My mother wasn’t averse to using the business end of a fly swatter. The lady
with the two screaming children selected the time-tested method of hands on
both shoulders and the unmistakable tone-of-voice that only fed up parents can
muster.
I have to admit—it was conspicuous, but as a guy living
among people that rarely—I mean really rarely—discipline children in public, it
was, to say the very least, unusual.
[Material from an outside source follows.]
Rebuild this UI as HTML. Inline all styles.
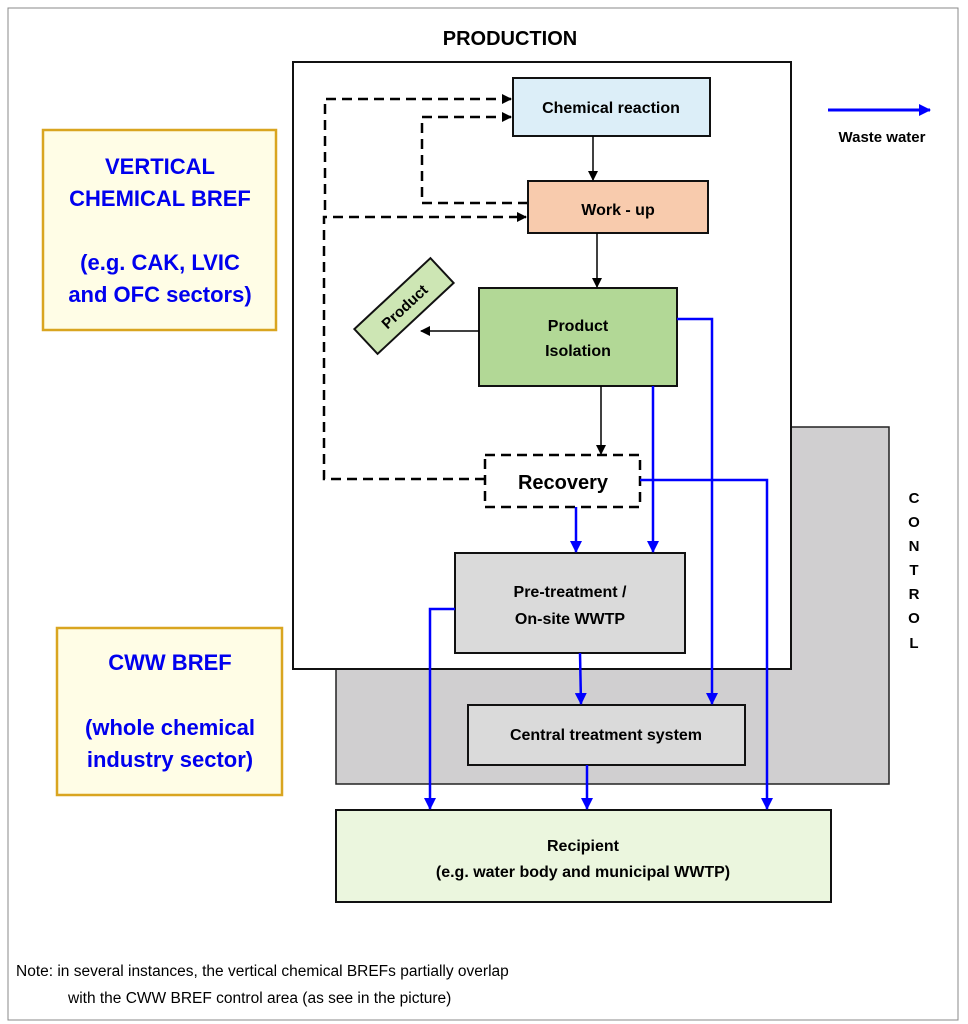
<!DOCTYPE html>
<html><head><meta charset="utf-8"><style>
body{margin:0;background:#fff}
svg{display:block}
text{font-family:"Liberation Sans",sans-serif}
</style></head><body>
<svg width="968" height="1024" viewBox="0 0 968 1024" xmlns="http://www.w3.org/2000/svg">
<defs>
<marker id="ab" markerWidth="10" markerHeight="10" refX="9" refY="5" orient="auto" markerUnits="userSpaceOnUse"><path d="M0,0 L10,5 L0,10 Z" fill="#000"/></marker>
<marker id="au" markerWidth="12" markerHeight="12" refX="11" refY="6" orient="auto" markerUnits="userSpaceOnUse"><path d="M0,0 L12,6 L0,12 Z" fill="#0000ff"/></marker>
</defs>
<rect x="8" y="8" width="950" height="1012" fill="#fff" stroke="#888" stroke-width="1"/>
<text x="510" y="45" font-size="20" font-weight="bold" text-anchor="middle">PRODUCTION</text>
<rect x="336" y="427" width="553" height="357" fill="#d0cfd0" stroke="#222" stroke-width="1.5"/>
<rect x="293" y="62" width="498" height="607" fill="#fff" stroke="#111" stroke-width="2"/>
<g font-size="15" font-weight="bold" text-anchor="middle">
<text x="914" y="503">C</text><text x="914" y="527">O</text><text x="914" y="551">N</text><text x="914" y="575">T</text><text x="914" y="599">R</text><text x="914" y="623">O</text><text x="914" y="648">L</text>
</g>
<line x1="828" y1="110" x2="930" y2="110" stroke="#0000ff" stroke-width="3" marker-end="url(#au)"/>
<text x="882" y="142" font-size="15" font-weight="bold" text-anchor="middle">Waste water</text>
<rect x="43" y="130" width="233" height="200" fill="#fffde6" stroke="#d9a520" stroke-width="2.5"/>
<g font-size="22" font-weight="bold" fill="#0000ee" text-anchor="middle">
<text x="160" y="174">VERTICAL</text><text x="160" y="206">CHEMICAL BREF</text>
<text x="160" y="270">(e.g. CAK, LVIC</text><text x="160" y="302">and OFC sectors)</text>
</g>
<rect x="57" y="628" width="225" height="167" fill="#fffde6" stroke="#d9a520" stroke-width="2.5"/>
<g font-size="22" font-weight="bold" fill="#0000ee" text-anchor="middle">
<text x="170" y="670">CWW BREF</text>
<text x="170" y="735">(whole chemical</text><text x="170" y="767">industry sector)</text>
</g>
<!-- dashed -->
<g fill="none" stroke="#000" stroke-width="2.5" stroke-dasharray="10,6">
<path d="M325,210 L325,99 L511,99" marker-end="url(#ab)"/>
<path d="M528,203 L422,203 L422,117 L511,117" marker-end="url(#ab)"/>
<path d="M485,479 L324,479 L324,217 L526,217" marker-end="url(#ab)"/>
</g>
<!-- boxes -->
<rect x="513" y="78" width="197" height="58" fill="#dceef8" stroke="#111" stroke-width="2"/>
<text x="611" y="113" font-size="16" font-weight="bold" text-anchor="middle">Chemical reaction</text>
<rect x="528" y="181" width="180" height="52" fill="#f8cbad" stroke="#111" stroke-width="2"/>
<text x="618" y="215" font-size="16" font-weight="bold" text-anchor="middle">Work - up</text>
<rect x="479" y="288" width="198" height="98" fill="#b2d896" stroke="#111" stroke-width="2"/>
<text x="578" y="331" font-size="16" font-weight="bold" text-anchor="middle">Product</text>
<text x="578" y="356" font-size="16" font-weight="bold" text-anchor="middle">Isolation</text>
<g transform="translate(404,306) rotate(-43)">
<rect x="-52" y="-17" width="104" height="34" fill="#cde6b4" stroke="#111" stroke-width="2"/>
<text x="0" y="6" font-size="15" font-weight="bold" text-anchor="middle">Product</text>
</g>
<rect x="485" y="455" width="155" height="52" fill="#fff" stroke="#000" stroke-width="2.5" stroke-dasharray="10,6"/>
<text x="563" y="489" font-size="20" font-weight="bold" text-anchor="middle">Recovery</text>
<rect x="455" y="553" width="230" height="100" fill="#dadada" stroke="#111" stroke-width="2"/>
<text x="570" y="597" font-size="16" font-weight="bold" text-anchor="middle">Pre-treatment /</text>
<text x="570" y="624" font-size="16" font-weight="bold" text-anchor="middle">On-site WWTP</text>
<rect x="468" y="705" width="277" height="60" fill="#dadada" stroke="#111" stroke-width="2"/>
<text x="606" y="740" font-size="16" font-weight="bold" text-anchor="middle">Central treatment system</text>
<rect x="336" y="810" width="495" height="92" fill="#ebf6de" stroke="#111" stroke-width="2"/>
<text x="583" y="851" font-size="16" font-weight="bold" text-anchor="middle">Recipient</text>
<text x="583" y="877" font-size="16" font-weight="bold" text-anchor="middle">(e.g. water body and municipal WWTP)</text>
<!-- black arrows -->
<g stroke="#000" stroke-width="1.5" fill="none">
<line x1="593" y1="136" x2="593" y2="180" marker-end="url(#ab)"/>
<line x1="597" y1="233" x2="597" y2="287" marker-end="url(#ab)"/>
<line x1="479" y1="331" x2="421" y2="331" marker-end="url(#ab)"/>
<line x1="601" y1="386" x2="601" y2="454" marker-end="url(#ab)"/>
</g>
<!-- blue -->
<g stroke="#0000ff" stroke-width="2.5" fill="none">
<path d="M677,319 L712,319 L712,704" marker-end="url(#au)"/>
<path d="M653,386 L653,552" marker-end="url(#au)"/>
<path d="M640,480 L767,480 L767,809" marker-end="url(#au)"/>
<path d="M576,507 L576,552" marker-end="url(#au)"/>
<path d="M455,609 L430,609 L430,809" marker-end="url(#au)"/>
<path d="M580,653 L581,704" marker-end="url(#au)"/>
<path d="M587,765 L587,809" marker-end="url(#au)"/>
</g>
<text x="16" y="976" font-size="15.5">Note: in several instances, the vertical chemical BREFs partially overlap</text>
<text x="68" y="1003" font-size="15.5">with the CWW BREF control area (as see in the picture)</text>
</svg>
</body></html>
I’m not prone to staring, but as you
already read, the scene developing directly behind us—the screaming, Mama’s
raised voice, snatching up the little girl—it got my attention (as well as
everyone else).
The older girl seemed to regain composure while mother
scooped up the little one, who began the hyperventilation of a kid who knows
she should stop crying, but can’t—breath…syllable…breath…syllable…breath… Like
I said, the whole thing was unusual, but what happened next was down right noteworthy. I told you
that the Dutch love their children. Apparently they just love children. The
woman sitting next to us opened her bag, retrieved some bottled water and
handed it to her husband. He opened it, walked a few steps to the bench behind us and offered the bottle to
the older girl. She drank and handed it back. He offered the bottle to the
little one, but without taking the bottle she lowered her head onto her mother’s
chest and seemed to catch her breath.
With a decidedly different tone, the girls’ mother thanked
the man, moved the sweaty hair from the little
girl’s forehead and pulled her exhausted daughter close.